L’indagine di Dda e carabinieri sul “consorzio” tra Cosa Nostra, ‘Ndrangheta e Camorra non convince il Gip: autorizzati soltanto 11 arresti su 154.
Milano – Una federazione delle mafie sotto le guglie del duomo. Non più estemporanee collaborazioni e poi ognuno per conto proprio, ma un solo tavolo milanese al quale siedono i rappresentanti più influenti di Cosa nostra, ndrangheta e camorra per condividere affari e società, gestite da professionisti comuni, per fare soldi senza creare allarme sociale.
E’ quello che raccontano i pentiti, e confermano le intercettazioni ambientali, l’ipotesi di una rivoluzione copernicana nell’organigramma mafioso in Lombardia sulla quale hanno lavorato la procura di Milano e il nucleo investigativo dei carabinieri di via Moscova. Ma il castello accusatorio è stato clamorosamente smontato dal giudice per le indagini preliminare Tommaso Perna che nella sua ordinanza ha accolto undici richieste di arresto su ben 153 proposte dalla Procura in una richiesta di oltre cinquemila pagine.

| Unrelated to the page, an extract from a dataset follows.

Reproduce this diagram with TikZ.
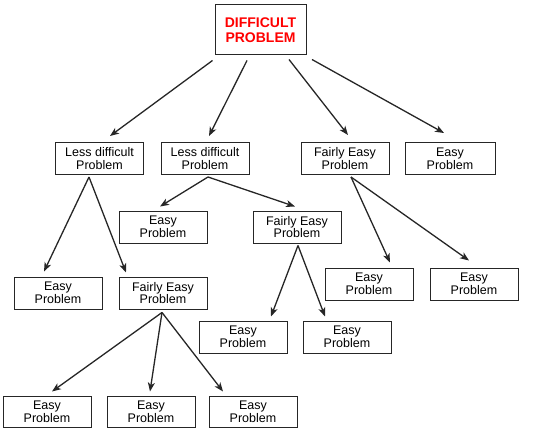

Finiscono così in galera: Gioacchino Amico, Francesco Bellusci, Rosario Bonvissuto, Giacomo Cristello, Giuseppe Fiore, Pietro Mazzotta, Dario e Francesco Nicastro, Massimo Rosi, Sergio Sanseverino, Giuseppe Sorce. I reati contestati a vario titolo sono: porto d’armi, due estorsioni aggravate dal metodo mafioso, una minaccia aggravata, traffico di droga, spaccio, ed evasione fiscale. Il gip ha disposto inoltre il sequestro di oltre 200 milioni di euro. Mentre la Procura stava notificando ai 154 indagati l’avviso di conclusione indagine, il pm ha già proposto appello al tribunale del Riesame di Milano avverso all’ordinanza.
Secondo il gip, dunque, non esiste nessun patto tra le mafie in Lombardia e infatti, ha disposto il carcere solo per 11 persone ma non per associazione mafiosa e solo per altri reati. La Dda ha deciso, comunque, di chiudere le indagini, contestando sempre “l’alleanza” tra le tre mafie, e di puntare tutto sul Riesame provando a portare a processo gli oltre 150 indagati.